Non-financial penalties

In addition to the fine, HealthEngine (HE) was also ordered to engage an independent auditor of their compliance program for three years; and contact patients whose personal information was provided to an insurance broker informing them of the following matters: 

  • the fact that their personal information was provided to an insurance broker,
  • the identity of each insurance broker to whom that patient’s personal information was provided,
  • the nature of the conduct,
  • the fact that the Court found the conduct to be in contravention of the ACL, and
  • and instructions as to how the patient can request that his or her personal information be deleted.

The relevant conduct

HE operates a website at http://www.healthengine.com.au and mobile app which allowed patients to make bookings with and review clinicians.

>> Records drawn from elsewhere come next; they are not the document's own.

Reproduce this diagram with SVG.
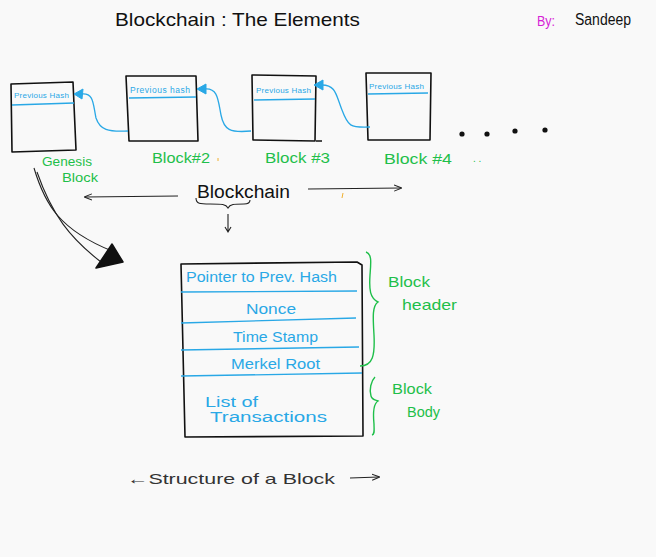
<svg xmlns="http://www.w3.org/2000/svg" width="656" height="557" viewBox="0 0 656 557">
<defs>
<style>
.bg{fill:#f9f9f9}
.box{fill:none;stroke:#111;stroke-width:1.6;stroke-linejoin:round}
.sep{fill:none;stroke:#29a8e6;stroke-width:1.3}
.con{fill:none;stroke:#29a8e6;stroke-width:1.3}
.head{fill:#29a8e6;stroke:#29a8e6;stroke-width:1;stroke-linejoin:round}
.ink{fill:none;stroke:#222;stroke-width:1.1}
.brace{fill:none;stroke:#1fbf4a;stroke-width:1.4}
.t{font-family:"Liberation Sans",Arial,sans-serif}
.blue{fill:#29a8e6}
.green{fill:#1fbf4a}
.black{fill:#111}
</style>
<marker id="open" viewBox="0 0 10 10" refX="9" refY="5" markerWidth="7" markerHeight="7" orient="auto">
<path d="M0,1 L10,5 L0,9" fill="none" stroke="#222" stroke-width="1.3"/>
</marker>
</defs>
<rect class="bg" x="0" y="0" width="656" height="557"/>

<g id="title">
<text class="t black" x="115" y="26" font-size="19" textLength="245" lengthAdjust="spacingAndGlyphs">Blockchain : The Elements</text>
<text class="t" x="537" y="26" font-size="15" fill="#d61fd6" textLength="18" lengthAdjust="spacingAndGlyphs">By:</text>
<text class="t black" x="575" y="25" font-size="16" textLength="56" lengthAdjust="spacingAndGlyphs">Sandeep</text>
</g>

<g id="genesis">
<path class="box" d="M11,84 L73,82 L76,150 L12,152 Z"/>
<path class="sep" d="M12,105 L74,103"/>
<text class="t blue" x="14" y="98" font-size="8" textLength="55">Previous Hash</text>
<text class="t green" x="42" y="166" font-size="13" textLength="50" lengthAdjust="spacingAndGlyphs">Genesis</text>
<text class="t green" x="62" y="182" font-size="13" textLength="36" lengthAdjust="spacingAndGlyphs">Block</text>
</g>

<g id="block2">
<path class="box" d="M126,76 L196,76 L198,141 L129,141 Z"/>
<path class="sep" d="M129,98 L196,97"/>
<text class="t blue" x="130" y="93" font-size="8.5" textLength="60">Previous hash</text>
<text class="t green" x="152" y="163" font-size="14" textLength="58" lengthAdjust="spacingAndGlyphs">Block#2</text>
</g>

<g id="block3">
<path class="box" d="M252,75 L316,76 L315,141 L253,140 Z M316,141 L322,141"/>
<path class="sep" d="M254,100 L315,99"/>
<text class="t blue" x="256" y="93" font-size="8" textLength="55">Previous Hash</text>
<text class="t green" x="265" y="163" font-size="14" textLength="65" lengthAdjust="spacingAndGlyphs">Block #3</text>
</g>

<g id="block4">
<path class="box" d="M366,73 L431,73 L430,140 L368,140 Z"/>
<path class="sep" d="M368,94 L428,93"/>
<text class="t blue" x="369" y="89" font-size="8" textLength="55">Previous Hash</text>
<text class="t green" x="384" y="164" font-size="15" textLength="68" lengthAdjust="spacingAndGlyphs">Block #4</text>
<text class="t green" x="473" y="162" font-size="10">. .</text>
</g>

<g id="dots" fill="#111">
<circle cx="462" cy="134" r="2.6"/>
<circle cx="487" cy="134" r="2.6"/>
<circle cx="515" cy="131" r="2.6"/>
<circle cx="545" cy="130" r="2.6"/>
</g>

<g id="connectors">
<path class="con" d="M128,131 C108,132 100,130 96,118 C93,104 94,93 82,94"/>
<path class="head" d="M74,94 L83,89 L82,99 Z"/>
<path class="con" d="M251,131 C230,133 224,130 221,115 C218,100 218,88 205,89"/>
<path class="head" d="M197,89 L206,84 L206,94 Z"/>
<path class="con" d="M370,127 C350,128 348,126 342,110 C336,95 336,85 322,85"/>
<path class="head" d="M314,85 L323,80 L323,90 Z"/>
</g>

<g id="chain-label">
<text class="t black" x="197" y="198" font-size="18" textLength="93" lengthAdjust="spacingAndGlyphs">Blockchain</text>
<path class="ink" marker-end="url(#open)" d="M178,196 L85,197"/>
<path class="ink" marker-end="url(#open)" d="M308,189 L401,188"/>
<path class="ink" d="M196,198 C196,204 200,204 210,204 C222,204 226,204 228,208 C230,204 234,204 244,204 C249,204 250,202 250,200"/>
<path class="ink" d="M228,214 L228,231 M225,227 L228,232 L231,227"/>
<path d="M218,158 L218,161" stroke="#f0b030" stroke-width="1"/>
<path d="M343,193 L342,198" stroke="#f0b030" stroke-width="1"/>
</g>

<g id="big-arrow">
<path class="ink" d="M34,168 C45,205 60,230 112,251"/>
<path class="ink" d="M37,172 C52,215 70,238 101,262"/>
<path d="M112,244 L123,262 L96,268 Z" fill="#111" stroke="#111" stroke-width="1.5" stroke-linejoin="round"/>
</g>

<g id="structure">
<path class="box" d="M181,264 L357,262 L362,265 L363,436 L185,437 Z"/>
<path class="sep" d="M181,292 L357,291"/>
<path class="sep" d="M181,323 L356,318"/>
<path class="sep" d="M181,350 L359,347"/>
<path class="sep" d="M181,376 L362,373"/>
<text class="t blue" x="186" y="282" font-size="14" textLength="151" lengthAdjust="spacingAndGlyphs">Pointer to Prev. Hash</text>
<text class="t blue" x="246" y="314" font-size="15" textLength="50" lengthAdjust="spacingAndGlyphs">Nonce</text>
<text class="t blue" x="233" y="342" font-size="15" textLength="85" lengthAdjust="spacingAndGlyphs">Time Stamp</text>
<text class="t blue" x="231" y="369" font-size="15" textLength="89" lengthAdjust="spacingAndGlyphs">Merkel Root</text>
<text class="t blue" x="205" y="407" font-size="14" textLength="53" lengthAdjust="spacingAndGlyphs">List of</text>
<text class="t blue" x="210" y="422" font-size="14" textLength="117" lengthAdjust="spacingAndGlyphs">Transactions</text>
</g>

<g id="header-brace">
<path class="brace" d="M366,252 C372,254 371,262 370,275 C369,290 370,298 378,302 C372,306 373,318 374,335 C375,355 373,366 360,366"/>
<text class="t green" x="388" y="287" font-size="15" textLength="42" lengthAdjust="spacingAndGlyphs">Block</text>
<text class="t green" x="402" y="310" font-size="15" textLength="55" lengthAdjust="spacingAndGlyphs">header</text>
</g>

<g id="body-brace">
<path class="brace" d="M375,377 C371,381 369,390 371,396 C372,400 376,400 378,401 C373,404 373,414 374,424 C374,430 375,434 372,435"/>
<text class="t green" x="392" y="394" font-size="15" textLength="40" lengthAdjust="spacingAndGlyphs">Block</text>
<text class="t green" x="407" y="417" font-size="15" textLength="33" lengthAdjust="spacingAndGlyphs">Body</text>
</g>

<g id="footer">
<text class="t" x="127" y="484" font-size="15" fill="#333" textLength="208" lengthAdjust="spacingAndGlyphs">←Structure of a Block</text>
<path class="ink" marker-end="url(#open)" d="M350,478 L379,477"/>
</g>
</svg>
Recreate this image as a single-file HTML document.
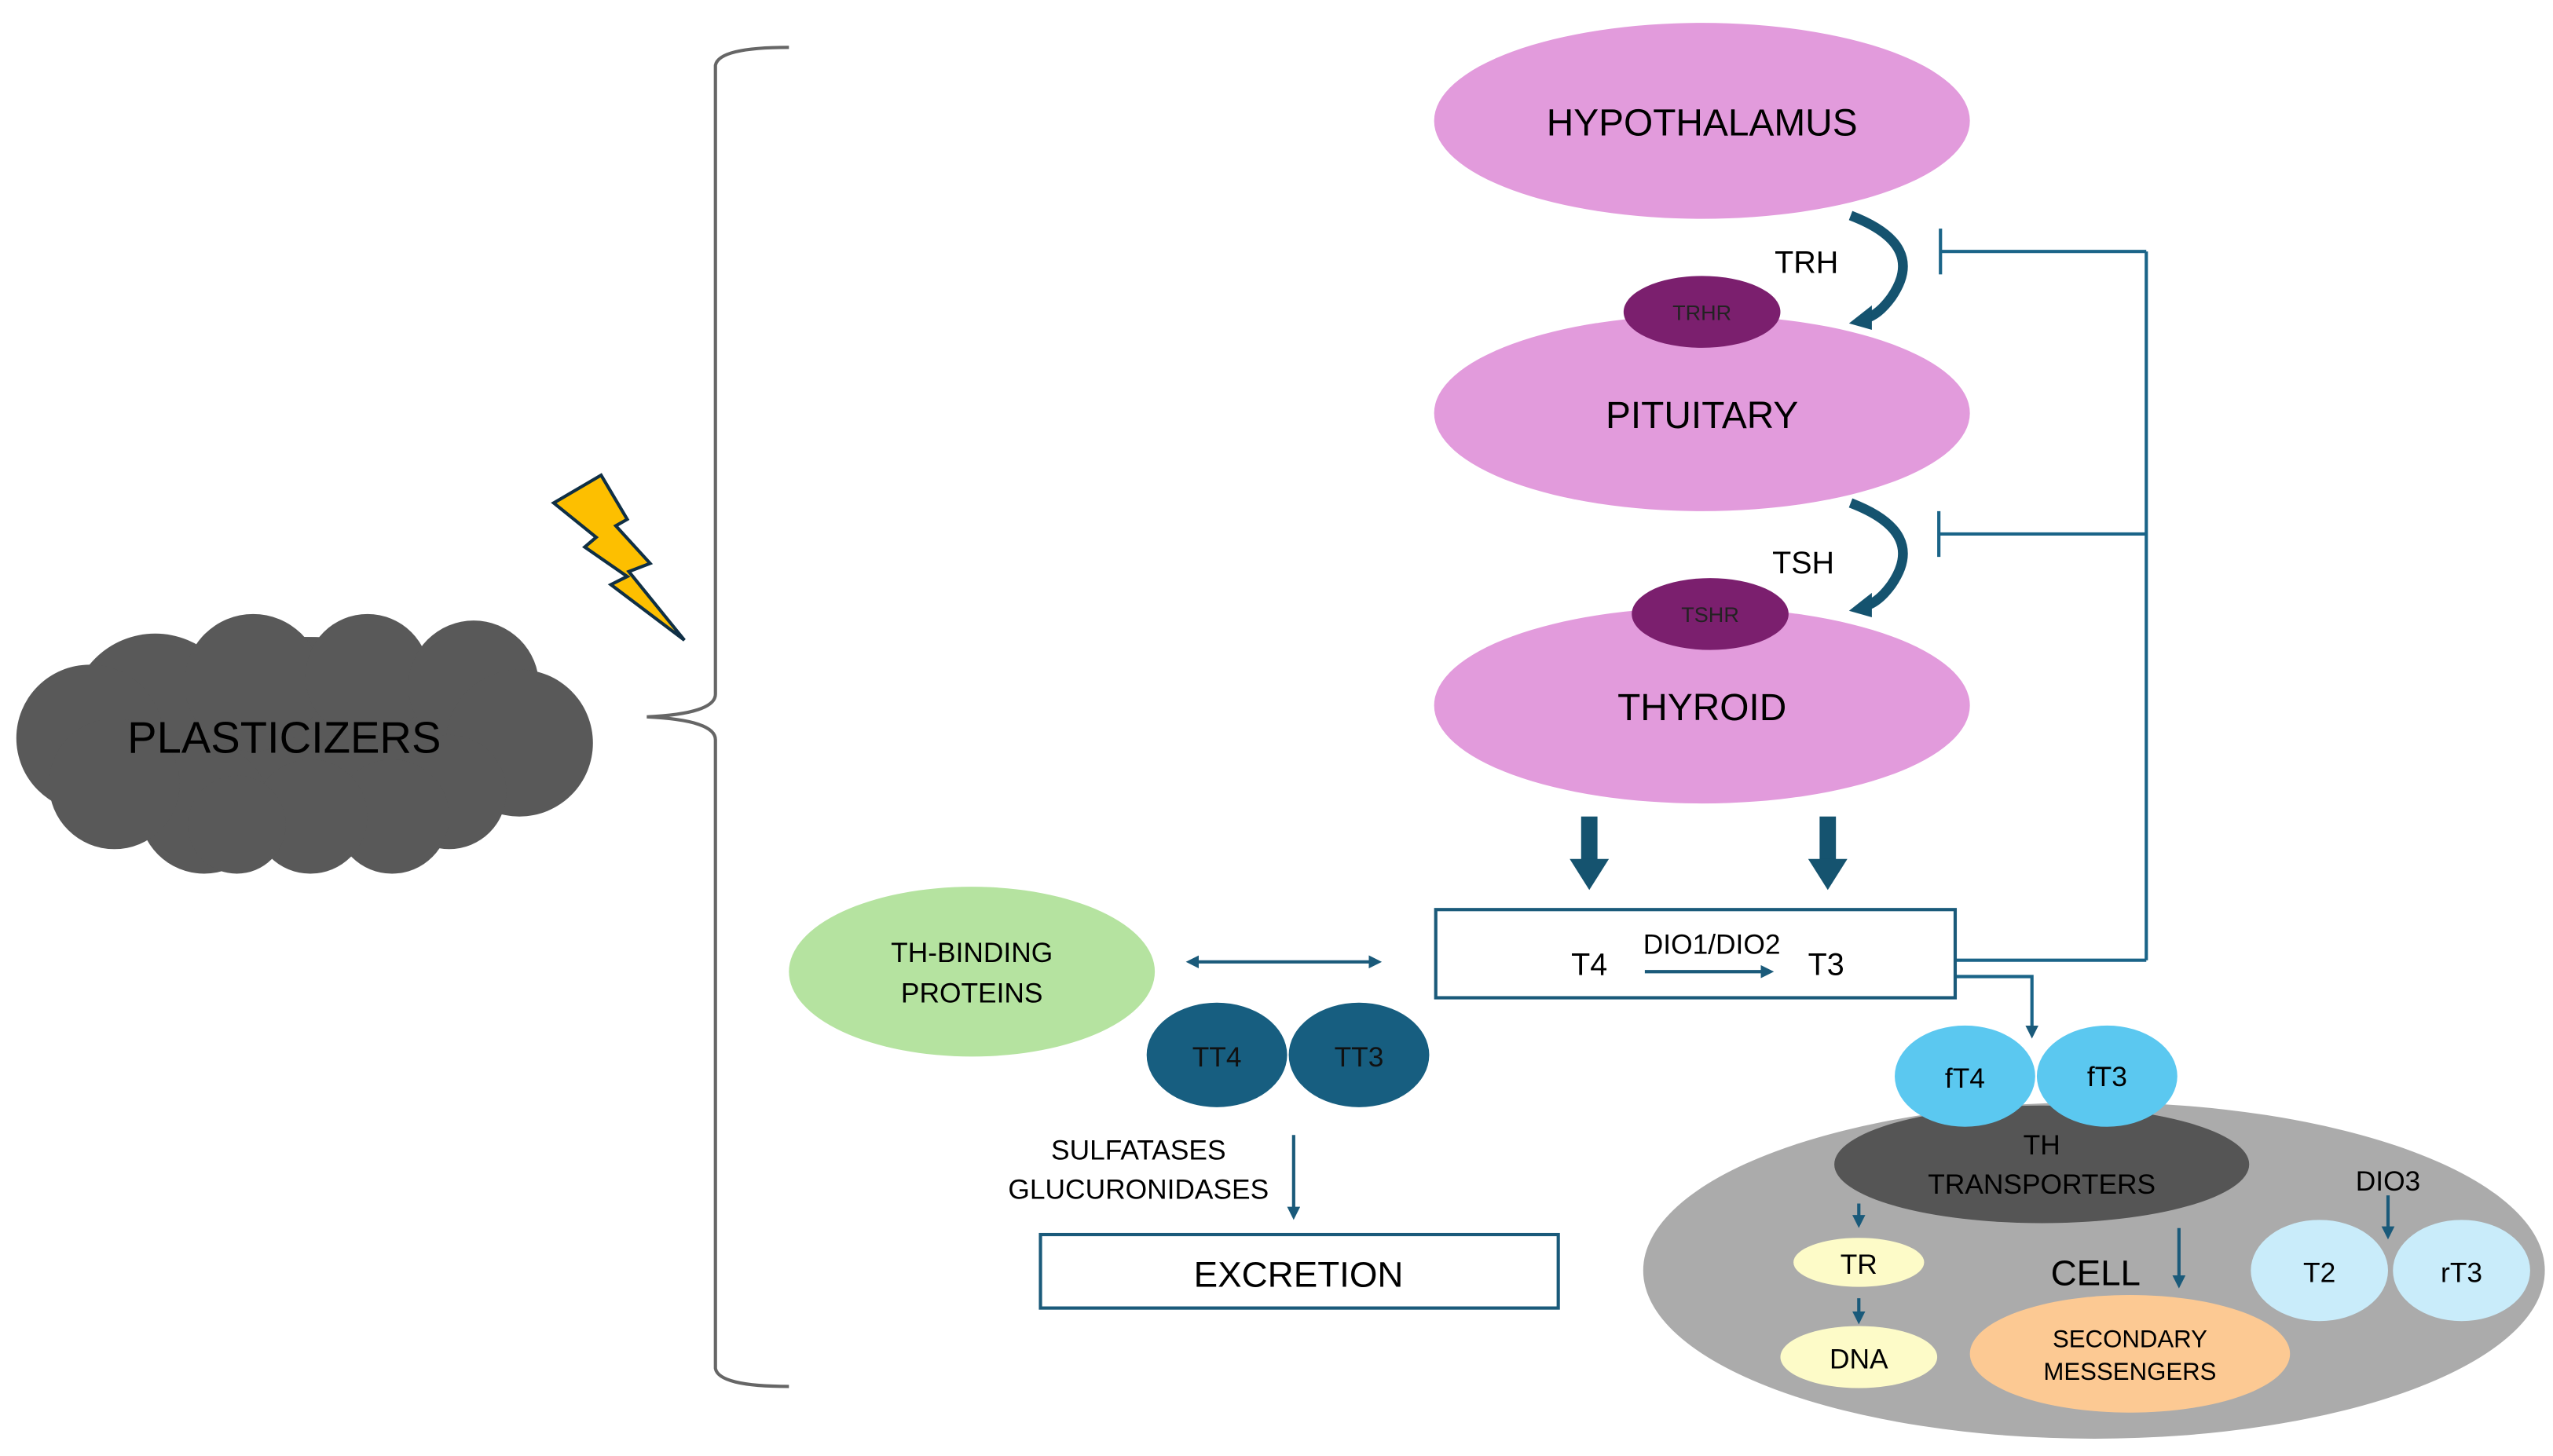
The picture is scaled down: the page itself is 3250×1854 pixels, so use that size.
<!DOCTYPE html>
<html><head><meta charset="utf-8"><style>html,body{margin:0;padding:0;background:#fff}svg{display:block}</style></head>
<body>
<svg width="3250" height="1854" viewBox="0 0 1563 891.6" preserveAspectRatio="none" xmlns="http://www.w3.org/2000/svg" font-family="Liberation Sans, sans-serif">
<defs>
<marker id="ah" markerWidth="8" markerHeight="8" refX="6" refY="4" orient="auto" markerUnits="userSpaceOnUse"><path d="M0,0 L8,4 L0,8 z" fill="#1a5a7a"/></marker>
<marker id="ahs" markerWidth="8" markerHeight="8" refX="2" refY="4" orient="auto-start-reverse" markerUnits="userSpaceOnUse"><path d="M0,0 L8,4 L0,8 z" fill="#1a5a7a"/></marker>
</defs>
<!-- brace -->
<path d="M483,29 Q440,29 438,40 L438,425 Q438,437 396,439 Q438,441 438,453 L438,838 Q440,849 483,849" fill="none" stroke="#666" stroke-width="2"/>
<!-- cloud -->
<g fill="#595959">
<ellipse cx="185" cy="455" rx="165" ry="65"/>
<circle cx="95" cy="440" r="52"/><circle cx="155" cy="418" r="42"/><circle cx="225" cy="414" r="38"/><circle cx="290" cy="420" r="40"/>
<circle cx="318" cy="455" r="45"/><circle cx="275" cy="485" r="35"/><circle cx="240" cy="500" r="35"/><circle cx="190" cy="500" r="35"/>
<circle cx="125" cy="495" r="40"/><circle cx="55" cy="452" r="45"/><circle cx="70" cy="480" r="40"/><circle cx="145" cy="505" r="30"/>
</g>
<text x="174" y="461" font-size="27" text-anchor="middle" fill="#000">PLASTICIZERS</text>
<!-- lightning -->
<polygon points="368,291 384,318 377,322 398,345 385,350 419,392 374,358 384,353 358,335 365,329 339,308" fill="#fdbf00" stroke="#0f2f45" stroke-width="2" stroke-linejoin="miter"/>
<!-- HPT ellipses -->
<ellipse cx="1042" cy="74" rx="164" ry="60" fill="#e29bdc"/>
<text x="1042" y="83" font-size="23" text-anchor="middle">HYPOTHALAMUS</text>
<ellipse cx="1042" cy="253" rx="164" ry="60" fill="#e29bdc"/>
<ellipse cx="1042" cy="191" rx="48" ry="22" fill="#7b1f6e"/>
<text x="1042" y="196" font-size="13" text-anchor="middle" fill="#222">TRHR</text>
<text x="1042" y="262" font-size="23" text-anchor="middle">PITUITARY</text>
<ellipse cx="1042" cy="432" rx="164" ry="60" fill="#e29bdc"/>
<ellipse cx="1047" cy="376" rx="48" ry="22" fill="#7b1f6e"/>
<text x="1047" y="381" font-size="13" text-anchor="middle" fill="#222">TSHR</text>
<text x="1042" y="441" font-size="23" text-anchor="middle">THYROID</text>
<text x="1106" y="167" font-size="19" text-anchor="middle">TRH</text>
<text x="1104" y="351" font-size="19" text-anchor="middle">TSH</text>
<!-- curved arrows -->
<path d="M1133,132 Q1180,150 1158,182 Q1150,193 1142,195" fill="none" stroke="#15536f" stroke-width="6"/>
<path d="M1132,198 L1146,187 L1146,202 z" fill="#15536f"/>
<path d="M1133,308 Q1180,326 1158,358 Q1150,369 1142,371" fill="none" stroke="#15536f" stroke-width="6"/>
<path d="M1132,374 L1146,363 L1146,378 z" fill="#15536f"/>
<!-- inhibition -->
<g stroke="#1a6488" stroke-width="2" fill="none">
<line x1="1188" y1="140" x2="1188" y2="168"/><line x1="1188" y1="154" x2="1314" y2="154"/>
<line x1="1187" y1="313" x2="1187" y2="341"/><line x1="1187" y1="327" x2="1314" y2="327"/>
<line x1="1314" y1="154" x2="1314" y2="588"/><line x1="1197" y1="588" x2="1314" y2="588"/>
<polyline points="1197,598 1244,598 1244,634" marker-end="url(#ah)"/>
</g>
<!-- thick down arrows -->
<g fill="#15536f">
<rect x="968" y="500" width="10" height="28"/><path d="M961,526 L985,526 L973,545 z"/>
<rect x="1114" y="500" width="10" height="28"/><path d="M1107,526 L1131,526 L1119,545 z"/>
</g>
<!-- T4/T3 box -->
<rect x="879" y="557" width="318" height="54" fill="#fff" stroke="#1a5a7a" stroke-width="2"/>
<text x="973" y="597" font-size="19" text-anchor="middle">T4</text>
<text x="1048" y="584" font-size="17" text-anchor="middle">DIO1/DIO2</text>
<text x="1118" y="597" font-size="19" text-anchor="middle">T3</text>
<line x1="1007" y1="595" x2="1084" y2="595" stroke="#1a5a7a" stroke-width="2" marker-end="url(#ah)"/>
<!-- TH binding -->
<ellipse cx="595" cy="595" rx="112" ry="52" fill="#b5e3a0"/>
<text x="595" y="589" font-size="17" text-anchor="middle">TH-BINDING</text>
<text x="595" y="614" font-size="17" text-anchor="middle">PROTEINS</text>
<line x1="732" y1="589" x2="844" y2="589" stroke="#1a5a7a" stroke-width="2" marker-start="url(#ahs)" marker-end="url(#ah)"/>
<ellipse cx="745" cy="646" rx="43" ry="32" fill="#175e80"/>
<ellipse cx="832" cy="646" rx="43" ry="32" fill="#175e80"/>
<text x="745" y="653" font-size="17" text-anchor="middle" fill="#111">TT4</text>
<text x="832" y="653" font-size="17" text-anchor="middle" fill="#111">TT3</text>
<text x="697" y="710" font-size="17" text-anchor="middle">SULFATASES</text>
<text x="697" y="734" font-size="17" text-anchor="middle">GLUCURONIDASES</text>
<line x1="792" y1="695" x2="792" y2="745" stroke="#1a5a7a" stroke-width="2" marker-end="url(#ah)"/>
<rect x="637" y="756" width="317" height="45" fill="#fff" stroke="#1a5a7a" stroke-width="2"/>
<text x="795" y="788" font-size="22" text-anchor="middle">EXCRETION</text>
<!-- cell -->
<ellipse cx="1282" cy="778" rx="276" ry="103" fill="#ababab"/>
<ellipse cx="1250" cy="713" rx="127" ry="36" fill="#555"/>
<ellipse cx="1203" cy="659" rx="43" ry="31" fill="#5bc8f0"/>
<ellipse cx="1290" cy="659" rx="43" ry="31" fill="#5bc8f0"/>
<text x="1203" y="666" font-size="17" text-anchor="middle">fT4</text>
<text x="1290" y="665" font-size="17" text-anchor="middle">fT3</text>
<text x="1250" y="707" font-size="17" text-anchor="middle">TH</text>
<text x="1250" y="731" font-size="17" text-anchor="middle">TRANSPORTERS</text>
<ellipse cx="1138" cy="773" rx="40" ry="15" fill="#fdfbc8"/>
<text x="1138" y="780" font-size="17" text-anchor="middle">TR</text>
<ellipse cx="1138" cy="831" rx="48" ry="19" fill="#fdfbc8"/>
<text x="1138" y="838" font-size="17" text-anchor="middle">DNA</text>
<g stroke="#1a5a7a" stroke-width="2">
<line x1="1138" y1="737" x2="1138" y2="750" marker-end="url(#ah)"/>
<line x1="1138" y1="795" x2="1138" y2="809" marker-end="url(#ah)"/>
<line x1="1334" y1="752" x2="1334" y2="787" marker-end="url(#ah)"/>
<line x1="1462" y1="732" x2="1462" y2="757" marker-end="url(#ah)"/>
</g>
<text x="1283" y="787" font-size="22" text-anchor="middle">CELL</text>
<ellipse cx="1304" cy="829" rx="98" ry="36" fill="#fcc993"/>
<text x="1304" y="825" font-size="15" text-anchor="middle">SECONDARY</text>
<text x="1304" y="845" font-size="15" text-anchor="middle">MESSENGERS</text>
<text x="1462" y="729" font-size="17" text-anchor="middle">DIO3</text>
<ellipse cx="1420" cy="778" rx="42" ry="31" fill="#c9ecfa"/>
<ellipse cx="1507" cy="778" rx="42" ry="31" fill="#c9ecfa"/>
<text x="1420" y="785" font-size="17" text-anchor="middle">T2</text>
<text x="1507" y="785" font-size="17" text-anchor="middle">rT3</text>
</svg>
</body></html>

HE had arrangements with different private health insurance brokers for which it received fees for referring patients to them. HE provided the insurance brokers with patients’ non-clinical personal information. They collected this information each time a patient booked an appointment with a Health Practice using their Platforms or a HE widget. 

As part of the online booking process, HE asked patients whether they had private health insurance. Patients were also asked whether they wished to receive a call about health insurance comparison services or to assess the patient’s private health insurance needs. 

It was not necessary for patients to answer these questions but if a patient answered “yes” to receiving a call, and then booked an appointment with a medical practice, HE provided the patient’s non-clinical personal information to an insurance broker.

the ACCC alledged, and it was accepted, that HE used language which did not make it adequately clear that a third party (rather than HE) would provide the relevant services to patients.  Further, HE did not make it adequately clear that, if the patient answered “yes”, the patient’s non-clinical personal information would be sent to one of the insurance brokers. Accordingly, this was misleading and deceptive conduct under the Australian Consumer Law and so HE was fined by the ACCC.

This highlights the critical importance of transparency in your collection and use of personal information. This means a privacy policy that tells uses clearly (in plain English) why you are collecting the information and what you are going to do with it. However, you also need to make sure what you say in your disclosures aligns with what you actually do in practice.